= Glennys Young =

Historian

Glennys Young is a professor of history and the chair of the history department at the University of Washington. She also is a professor of Russian studies at the Jackson School of International Studies and is affiliated with University of Washington's Comparative History of Ideas Department. From 2016 to 2019, she was the Jon Bridgman Endowed Professor in History. Her research focuses include Russia, the former Soviet Union, religion in the Soviet Union, Soviet foreign policy, Russian foreign relations, the Cold War, and 20th century Spain.

==Early life and education==
Young graduated from Nazareth Area High School in Nazareth, Pennsylvania, in 1977. She then attended Lafayette College, and transferred to the University of Pennsylvania in 1981, where she graduated summa cum laude with a bachelor's in history. In 1989, she earned her PhD in history from the University of California, Berkeley.

==Career==
In 1989, Young began her academic career as a visiting scholar at the Hoover Institution at Stanford University in Stanford, California. From 1990 to 1992, she worked as a lecturer at Stanford University before being hired as a professor at the University of Washington, where she received a dual appointment in the department of history and the Jackson School of International Studies.

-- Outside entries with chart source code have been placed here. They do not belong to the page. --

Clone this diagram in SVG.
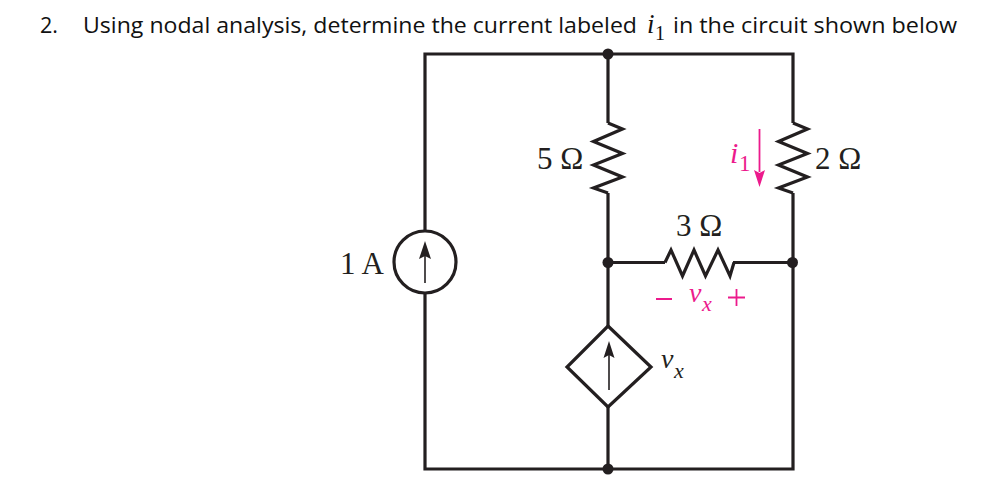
<svg xmlns="http://www.w3.org/2000/svg" width="1007" height="481" viewBox="0 0 1007 481">
<style>
.w{fill:none;stroke:#231f20;stroke-width:3.2;stroke-linejoin:miter}
.d{fill:#231f20;stroke:none}
.t{font-family:"Open Sans","Liberation Sans",sans-serif;font-size:22.5px;fill:#111}
.s{font-family:"Liberation Serif",serif;font-size:31px;fill:#231f20}
.m{font-family:"Liberation Serif",serif;font-style:italic;fill:#231f20}
.p{fill:#ec1a8c}
.ps{stroke:#ec1a8c;fill:none;stroke-width:1.8}
.a{stroke:#231f20;stroke-width:1.6;fill:none}
</style>
<rect width="1007" height="481" fill="#fff"/>
<g id="title">
<text class="t" x="40" y="33" textLength="18" lengthAdjust="spacingAndGlyphs">2.</text>
<text class="t" x="83" y="33" textLength="554" lengthAdjust="spacingAndGlyphs">Using nodal analysis, determine the current labeled</text>
<text x="647" y="33" font-family="Liberation Serif,serif" font-style="italic" font-size="27" fill="#111">i</text>
<text x="655" y="40" font-family="Liberation Serif,serif" font-size="20" fill="#111">1</text>
<text class="t" x="673" y="33" textLength="284" lengthAdjust="spacingAndGlyphs">in the circuit shown below</text>
</g>
<g id="connectors">
<path class="w" d="M425 230V54H793V123M425 294V469H608M608 54V123M608 193V326M608 407V469M608 469H793V193"/>
<path class="w" d="M608 262.500H665M733 262.500H793"/>
</g>
<g id="junctions">
<circle class="d" cx="608" cy="54" r="5.500"/>
<circle class="d" cx="608" cy="262.500" r="5.500"/>
<circle class="d" cx="792.500" cy="262.500" r="5.500"/>
<circle class="d" cx="608" cy="469" r="5.500"/>
</g>
<g id="source-1A">
<circle class="w" cx="425" cy="262" r="31" fill="#fff"/>
<path class="a" d="M425 283V246"/>
<path class="d" d="M425 241L431 259L425 256L419 259Z"/>
<text class="s" x="340" y="274">1 A</text>
</g>
<g id="resistor-5">
<path class="w" d="M608 123L622.500 129L593.500 141.500L622.500 153.500L593.500 165L622.500 177L593.500 188L608 193"/>
<text class="s" x="537" y="169">5 Ω</text>
</g>
<g id="resistor-2">
<path class="w" d="M793 123L807.500 129L778.500 141.500L807.500 153.500L778.500 165L807.500 177L778.500 188L793 193"/>
<text class="s" x="815" y="169">2 Ω</text>
</g>
<g id="resistor-3">
<path class="w" d="M665 262.500L671 250L682.500 276L694 250L705.500 276L718 250L730 276L734 262.500"/>
<text class="s" x="676" y="236">3 Ω</text>
</g>
<g id="dependent-source">
<path class="w" d="M608 326L651 367L608 407L567 367Z"/>
<path class="a" d="M609 390V350"/>
<path class="d" d="M609 341L614.500 358L609 355L603.500 358Z"/>
<text class="m" x="661" y="368" font-size="28">v</text>
<text class="m" x="674" y="378" font-size="22">x</text>
</g>
<g id="label-vx">
<path class="ps" d="M656 299H672M728 297.500H745M736.500 289V306"/>
<text class="m p" x="689" y="302" font-size="28">v</text>
<text class="m p" x="702" y="311" font-size="22">x</text>
</g>
<g id="label-i1">
<path class="ps" d="M759.500 129V172"/>
<path class="p" d="M759.500 187L754 170L759.500 173L765 170Z"/>
<text class="m p" x="730" y="163" font-size="30">i</text>
<text class="p" x="739" y="171" font-family="Liberation Serif,serif" font-size="23">1</text>
</g>
</svg>
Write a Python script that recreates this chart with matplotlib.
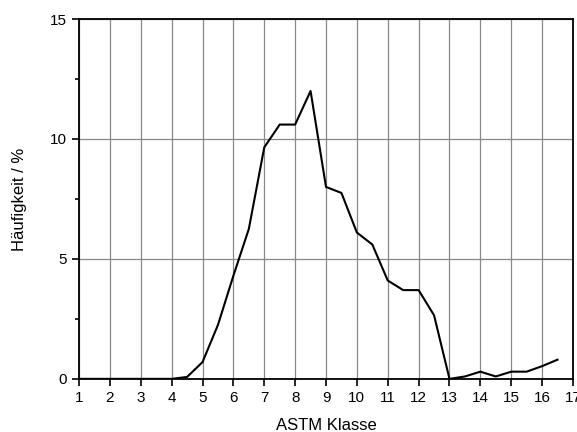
import matplotlib
matplotlib.use("Agg")
import matplotlib.pyplot as plt
from matplotlib.ticker import MultipleLocator

plt.rcParams['font.family'] = ['Liberation Sans', 'DejaVu Sans']

# ASTM grain size classes and frequency (%)
astm = [1, 1.5, 2, 2.5, 3, 3.5, 4, 4.5, 5, 5.5, 6, 6.5, 7, 7.5, 8, 8.5,
        9, 9.5, 10, 10.5, 11, 11.5, 12, 12.5, 13, 13.5, 14, 14.5, 15, 15.5, 16, 16.5]
freq = [0, 0, 0, 0, 0, 0, 0, 0.08, 0.7, 2.25, 4.3, 6.25, 9.65, 10.6, 10.6, 12.0,
        8.0, 7.75, 6.1, 5.6, 4.1, 3.7, 3.7, 2.65, 0.0, 0.1, 0.3, 0.1, 0.3, 0.3, 0.53, 0.8]

fig = plt.figure(figsize=(5.77, 4.32), dpi=100)
ax = fig.add_axes([0.137, 0.123, 0.856, 0.833])

ax.plot(astm, freq, color="black", linewidth=1.5, zorder=3)

ax.set_xlim(1, 17)
ax.set_ylim(0, 15)
ax.xaxis.set_major_locator(MultipleLocator(1))
ax.yaxis.set_major_locator(MultipleLocator(5))
ax.yaxis.set_minor_locator(MultipleLocator(2.5))
ax.grid(True, which="major", color="#888888", linewidth=0.9)
ax.tick_params(which="both", direction="out", top=False, right=False, labelsize=11, width=1.2)
ax.tick_params(which="major", length=5, pad=4)
ax.tick_params(which="minor", length=3)
for s in ax.spines.values():
    s.set_linewidth(1.3)

ax.set_xlabel("ASTM Klasse", fontsize=12, labelpad=9)
ax.set_ylabel("Häufigkeit / %", fontsize=12, labelpad=16)

fig.savefig("out.png", dpi=100)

== Selected publications ==
- Young, Glennys. The Communist Experience in the Twentieth Century: A Global History through Sources. New York: Oxford University Press, 2011. Print.
- Young, Glennys. Power and the Sacred in Revolutionary Russia: Religious Activists in the Village. University Park, Pa.: Pennsylvania State University Press, 1997. Print.
- Young, Glennys. To Russia with 'Spain': Spanish Exiles in the USSR and the Longue Durée of Soviet History. Bloomington: Slavica Publishers, Indiana University. 2014. Print.